Since its streaming debut on Dec. 26, the Golden Globe-nominated Squid Game 2 became the first Netflix series to debut at #1 in all 93 countries where the service is available.
The first season became a worldwide hit when it premiered in 2021, overtaking Stranger Things as Netflix’s most popular series ever and dominating the Global Top 10 for nine consecutive weeks — a first for any non-English series. Squid Game 1 went on to make history when star Lee Jung-jae became the first Asian actor ever to win the Emmy award for Best Actor in a Drama at the 74th Emmys, and Hwang’s win for Outstanding Directing for a Drama Series made him the first Asian and Korean person to achieve the feat.
Squid Game 3 is, technically, part 2 of season 2. Netflix split the season after Hwang — who intended for the first season of Squid Game to be a one-off — realized there were “too many episodes” for season 2.
“Honestly, when I was first working on the first season, I didn’t have any plans or thoughts about there ever being further seasons,” Hwang explained to Entertainment Weekly. “In Korea it’s not very common for series to have multiple seasons, and also because season 1 was so incredibly demanding, so I don’t think I had the confidence to once again work on further [seasons] where I would be the writer, director, and creator all throughout.”
The first season ended with Player 456/Gi-hun (Lee) vowing to use his prize money to track down the Front Man (Lee Byung-hun) and the mysterious benefactors behind the game.

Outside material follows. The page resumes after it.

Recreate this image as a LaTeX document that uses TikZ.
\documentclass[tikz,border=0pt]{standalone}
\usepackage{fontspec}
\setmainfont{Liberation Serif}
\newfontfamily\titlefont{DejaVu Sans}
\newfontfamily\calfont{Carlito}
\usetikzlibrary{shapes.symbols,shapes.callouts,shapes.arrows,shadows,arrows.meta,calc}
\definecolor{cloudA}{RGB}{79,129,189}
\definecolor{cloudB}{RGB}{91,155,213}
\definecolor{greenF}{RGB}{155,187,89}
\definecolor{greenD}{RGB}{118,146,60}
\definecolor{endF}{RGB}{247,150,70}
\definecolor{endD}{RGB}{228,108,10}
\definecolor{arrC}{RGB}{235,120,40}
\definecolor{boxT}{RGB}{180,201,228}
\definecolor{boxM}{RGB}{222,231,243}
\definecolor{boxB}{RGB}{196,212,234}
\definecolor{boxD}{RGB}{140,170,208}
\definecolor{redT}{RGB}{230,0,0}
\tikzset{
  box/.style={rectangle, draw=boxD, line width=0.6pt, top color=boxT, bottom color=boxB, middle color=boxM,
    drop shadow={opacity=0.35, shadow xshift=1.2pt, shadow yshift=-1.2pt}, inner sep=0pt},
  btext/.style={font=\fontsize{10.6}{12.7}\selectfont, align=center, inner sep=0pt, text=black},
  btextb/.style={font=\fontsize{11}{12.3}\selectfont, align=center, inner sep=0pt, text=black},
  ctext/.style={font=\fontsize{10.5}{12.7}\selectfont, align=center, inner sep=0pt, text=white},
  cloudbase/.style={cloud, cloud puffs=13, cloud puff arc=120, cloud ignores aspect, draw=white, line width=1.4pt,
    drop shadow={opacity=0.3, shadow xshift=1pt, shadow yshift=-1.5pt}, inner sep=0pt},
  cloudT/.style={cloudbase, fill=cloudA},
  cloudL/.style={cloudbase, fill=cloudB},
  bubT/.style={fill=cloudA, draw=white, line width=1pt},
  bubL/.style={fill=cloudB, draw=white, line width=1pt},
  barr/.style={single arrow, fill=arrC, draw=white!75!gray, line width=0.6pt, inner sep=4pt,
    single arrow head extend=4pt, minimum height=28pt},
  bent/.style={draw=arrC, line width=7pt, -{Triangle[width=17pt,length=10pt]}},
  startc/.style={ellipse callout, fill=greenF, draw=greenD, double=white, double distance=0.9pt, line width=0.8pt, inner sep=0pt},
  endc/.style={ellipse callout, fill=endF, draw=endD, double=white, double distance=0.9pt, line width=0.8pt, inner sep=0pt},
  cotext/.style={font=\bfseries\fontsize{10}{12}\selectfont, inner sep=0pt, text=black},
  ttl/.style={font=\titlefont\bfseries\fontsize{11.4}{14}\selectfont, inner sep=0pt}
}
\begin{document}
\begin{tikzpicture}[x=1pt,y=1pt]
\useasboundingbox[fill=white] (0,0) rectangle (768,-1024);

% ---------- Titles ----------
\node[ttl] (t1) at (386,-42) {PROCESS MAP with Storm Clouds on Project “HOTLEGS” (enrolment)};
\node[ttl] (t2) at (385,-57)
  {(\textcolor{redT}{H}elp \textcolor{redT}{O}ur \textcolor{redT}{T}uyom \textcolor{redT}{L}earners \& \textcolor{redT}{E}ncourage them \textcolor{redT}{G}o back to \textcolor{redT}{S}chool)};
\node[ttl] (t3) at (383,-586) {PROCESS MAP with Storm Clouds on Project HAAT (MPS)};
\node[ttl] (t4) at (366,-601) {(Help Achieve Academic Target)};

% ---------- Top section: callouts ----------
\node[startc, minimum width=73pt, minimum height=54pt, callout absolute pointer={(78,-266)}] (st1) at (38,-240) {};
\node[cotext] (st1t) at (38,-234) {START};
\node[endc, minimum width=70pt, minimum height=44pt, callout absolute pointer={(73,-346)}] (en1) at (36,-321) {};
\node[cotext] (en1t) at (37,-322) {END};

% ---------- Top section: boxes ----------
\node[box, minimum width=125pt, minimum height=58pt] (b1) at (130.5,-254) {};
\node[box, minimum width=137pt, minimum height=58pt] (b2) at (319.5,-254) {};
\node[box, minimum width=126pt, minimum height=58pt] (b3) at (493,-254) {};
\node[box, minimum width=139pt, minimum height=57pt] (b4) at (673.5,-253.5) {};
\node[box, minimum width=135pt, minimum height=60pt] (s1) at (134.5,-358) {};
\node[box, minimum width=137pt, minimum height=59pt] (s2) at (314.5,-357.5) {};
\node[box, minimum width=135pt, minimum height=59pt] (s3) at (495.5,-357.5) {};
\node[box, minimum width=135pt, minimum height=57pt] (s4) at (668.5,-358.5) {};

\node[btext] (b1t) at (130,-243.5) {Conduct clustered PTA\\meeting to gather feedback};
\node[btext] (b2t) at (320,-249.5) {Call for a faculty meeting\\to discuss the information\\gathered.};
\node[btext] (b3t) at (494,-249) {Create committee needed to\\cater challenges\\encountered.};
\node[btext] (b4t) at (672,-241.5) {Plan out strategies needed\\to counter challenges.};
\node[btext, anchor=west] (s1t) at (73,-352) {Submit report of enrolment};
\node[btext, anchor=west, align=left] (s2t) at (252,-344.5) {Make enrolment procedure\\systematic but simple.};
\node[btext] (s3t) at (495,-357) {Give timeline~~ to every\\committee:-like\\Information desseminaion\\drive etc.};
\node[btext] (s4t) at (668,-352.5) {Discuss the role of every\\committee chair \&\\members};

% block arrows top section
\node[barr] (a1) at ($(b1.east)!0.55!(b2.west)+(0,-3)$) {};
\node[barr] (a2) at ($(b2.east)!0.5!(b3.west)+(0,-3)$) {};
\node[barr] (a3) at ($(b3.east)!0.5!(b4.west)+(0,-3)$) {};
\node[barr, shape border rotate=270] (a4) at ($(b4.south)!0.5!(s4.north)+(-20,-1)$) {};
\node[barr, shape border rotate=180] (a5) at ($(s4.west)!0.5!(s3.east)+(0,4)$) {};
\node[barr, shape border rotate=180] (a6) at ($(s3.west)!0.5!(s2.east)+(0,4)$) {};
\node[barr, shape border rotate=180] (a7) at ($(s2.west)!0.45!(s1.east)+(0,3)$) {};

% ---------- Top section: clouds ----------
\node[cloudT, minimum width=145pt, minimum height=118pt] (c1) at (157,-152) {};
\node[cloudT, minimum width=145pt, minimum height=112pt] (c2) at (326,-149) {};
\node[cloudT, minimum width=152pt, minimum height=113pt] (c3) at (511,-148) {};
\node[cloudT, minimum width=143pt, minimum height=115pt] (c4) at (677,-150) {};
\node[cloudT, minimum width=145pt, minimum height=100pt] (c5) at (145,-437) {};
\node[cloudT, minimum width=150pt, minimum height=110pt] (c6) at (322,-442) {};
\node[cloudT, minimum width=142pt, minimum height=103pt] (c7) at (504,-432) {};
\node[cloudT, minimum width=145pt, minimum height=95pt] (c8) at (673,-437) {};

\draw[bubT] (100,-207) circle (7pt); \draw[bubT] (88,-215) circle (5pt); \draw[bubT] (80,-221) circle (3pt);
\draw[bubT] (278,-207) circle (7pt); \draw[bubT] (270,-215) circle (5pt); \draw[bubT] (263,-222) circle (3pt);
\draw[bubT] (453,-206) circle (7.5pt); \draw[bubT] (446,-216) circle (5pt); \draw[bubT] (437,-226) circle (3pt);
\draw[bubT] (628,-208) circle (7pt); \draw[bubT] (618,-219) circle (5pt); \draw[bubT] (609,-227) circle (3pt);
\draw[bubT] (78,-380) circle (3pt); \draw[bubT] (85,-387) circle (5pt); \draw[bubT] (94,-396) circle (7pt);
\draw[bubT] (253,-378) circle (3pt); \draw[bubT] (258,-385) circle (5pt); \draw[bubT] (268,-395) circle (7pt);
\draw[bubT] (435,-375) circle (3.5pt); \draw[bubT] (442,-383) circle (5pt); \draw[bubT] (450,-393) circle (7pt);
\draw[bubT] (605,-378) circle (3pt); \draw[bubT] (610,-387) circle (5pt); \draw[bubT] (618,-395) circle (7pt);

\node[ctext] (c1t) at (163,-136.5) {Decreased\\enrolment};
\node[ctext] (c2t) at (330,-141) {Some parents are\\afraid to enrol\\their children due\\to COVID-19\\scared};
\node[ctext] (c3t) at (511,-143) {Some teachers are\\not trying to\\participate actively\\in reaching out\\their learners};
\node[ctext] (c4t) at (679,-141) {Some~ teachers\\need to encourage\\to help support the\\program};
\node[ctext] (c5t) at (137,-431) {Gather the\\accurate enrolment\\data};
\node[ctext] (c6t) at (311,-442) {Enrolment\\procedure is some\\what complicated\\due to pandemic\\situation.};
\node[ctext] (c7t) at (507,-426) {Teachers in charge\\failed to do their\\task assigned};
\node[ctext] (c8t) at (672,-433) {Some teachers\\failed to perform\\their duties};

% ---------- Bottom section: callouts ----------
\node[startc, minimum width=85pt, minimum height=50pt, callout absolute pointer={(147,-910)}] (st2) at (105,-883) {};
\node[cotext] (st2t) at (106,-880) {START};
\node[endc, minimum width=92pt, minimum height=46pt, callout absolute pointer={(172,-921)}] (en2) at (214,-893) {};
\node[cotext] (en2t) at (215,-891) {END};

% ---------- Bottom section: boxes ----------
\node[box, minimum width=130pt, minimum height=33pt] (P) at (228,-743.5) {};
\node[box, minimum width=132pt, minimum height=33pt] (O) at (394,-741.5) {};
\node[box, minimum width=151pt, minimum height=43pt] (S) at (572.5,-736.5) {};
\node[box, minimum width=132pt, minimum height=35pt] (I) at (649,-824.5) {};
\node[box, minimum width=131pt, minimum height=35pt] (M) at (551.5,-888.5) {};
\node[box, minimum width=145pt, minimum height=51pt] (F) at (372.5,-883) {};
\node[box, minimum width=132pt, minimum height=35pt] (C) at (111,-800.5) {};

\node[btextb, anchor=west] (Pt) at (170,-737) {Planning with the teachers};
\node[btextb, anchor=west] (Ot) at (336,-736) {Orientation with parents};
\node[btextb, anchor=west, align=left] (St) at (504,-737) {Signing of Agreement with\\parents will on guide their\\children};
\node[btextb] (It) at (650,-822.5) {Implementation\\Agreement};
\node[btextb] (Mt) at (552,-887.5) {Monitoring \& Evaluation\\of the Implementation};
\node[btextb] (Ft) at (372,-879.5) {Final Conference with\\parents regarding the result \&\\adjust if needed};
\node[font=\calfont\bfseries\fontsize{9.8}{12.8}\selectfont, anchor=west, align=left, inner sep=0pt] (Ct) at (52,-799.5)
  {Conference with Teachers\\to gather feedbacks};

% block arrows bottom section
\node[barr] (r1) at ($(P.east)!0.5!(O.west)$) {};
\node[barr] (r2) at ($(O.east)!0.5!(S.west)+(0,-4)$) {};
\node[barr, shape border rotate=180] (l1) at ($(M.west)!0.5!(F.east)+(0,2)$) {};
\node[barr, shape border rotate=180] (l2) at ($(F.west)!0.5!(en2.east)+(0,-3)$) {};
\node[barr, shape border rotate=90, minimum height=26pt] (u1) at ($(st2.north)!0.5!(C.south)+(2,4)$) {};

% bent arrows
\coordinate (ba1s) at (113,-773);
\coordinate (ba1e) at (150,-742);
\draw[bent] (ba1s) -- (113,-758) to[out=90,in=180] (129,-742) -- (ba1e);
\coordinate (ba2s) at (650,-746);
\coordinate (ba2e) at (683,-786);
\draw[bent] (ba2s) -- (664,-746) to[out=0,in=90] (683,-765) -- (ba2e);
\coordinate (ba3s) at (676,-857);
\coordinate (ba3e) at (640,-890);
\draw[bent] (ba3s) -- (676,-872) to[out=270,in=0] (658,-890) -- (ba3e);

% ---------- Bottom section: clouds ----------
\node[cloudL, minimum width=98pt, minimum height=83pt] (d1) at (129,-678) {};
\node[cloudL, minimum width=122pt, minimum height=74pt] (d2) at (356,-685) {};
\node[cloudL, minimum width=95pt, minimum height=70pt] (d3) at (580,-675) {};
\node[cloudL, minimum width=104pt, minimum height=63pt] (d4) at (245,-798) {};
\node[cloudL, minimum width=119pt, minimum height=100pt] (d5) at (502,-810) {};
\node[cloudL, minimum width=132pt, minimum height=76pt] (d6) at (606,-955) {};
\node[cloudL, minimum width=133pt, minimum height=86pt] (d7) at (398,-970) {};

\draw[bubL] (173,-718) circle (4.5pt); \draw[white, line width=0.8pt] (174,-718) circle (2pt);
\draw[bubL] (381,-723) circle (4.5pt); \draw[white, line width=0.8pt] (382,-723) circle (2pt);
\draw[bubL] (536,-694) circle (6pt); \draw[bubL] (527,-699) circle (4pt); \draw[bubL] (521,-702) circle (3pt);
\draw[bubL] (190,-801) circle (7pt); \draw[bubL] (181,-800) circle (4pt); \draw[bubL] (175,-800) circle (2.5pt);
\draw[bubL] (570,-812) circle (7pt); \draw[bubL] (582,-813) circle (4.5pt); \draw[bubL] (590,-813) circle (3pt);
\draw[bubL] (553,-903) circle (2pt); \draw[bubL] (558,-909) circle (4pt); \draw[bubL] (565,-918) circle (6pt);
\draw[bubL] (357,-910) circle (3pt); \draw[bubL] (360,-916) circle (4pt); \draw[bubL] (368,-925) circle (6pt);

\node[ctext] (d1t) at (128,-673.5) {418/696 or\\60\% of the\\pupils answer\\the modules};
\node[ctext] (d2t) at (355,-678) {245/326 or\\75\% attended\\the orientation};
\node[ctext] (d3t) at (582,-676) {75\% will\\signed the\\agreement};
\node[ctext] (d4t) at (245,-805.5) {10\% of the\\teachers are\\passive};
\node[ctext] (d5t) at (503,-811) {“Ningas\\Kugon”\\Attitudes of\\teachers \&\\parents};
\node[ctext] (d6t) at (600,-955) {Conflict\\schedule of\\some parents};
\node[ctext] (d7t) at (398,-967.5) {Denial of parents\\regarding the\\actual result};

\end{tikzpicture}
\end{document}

While Squid Game 2 ends on a cliffhanger, Squid Game 3 will complete Gi-hun’s story — even if the Squid Game Universe continues in future installments and spinoffs.
“The desire to put a closure to the story that I began to tell arose after we worked on season 1,” Hwang said. “In terms of why did I decide to end the story with season 3, I think that the story I wanted to tell came to a full closure at the end of season 3. The story that I both wanted to tell and that I am capable of telling through Gi-hun, it has been told with season 3.”
Squid Game 2 is now streaming on Netflix, with season 3 set to air sometime in 2025.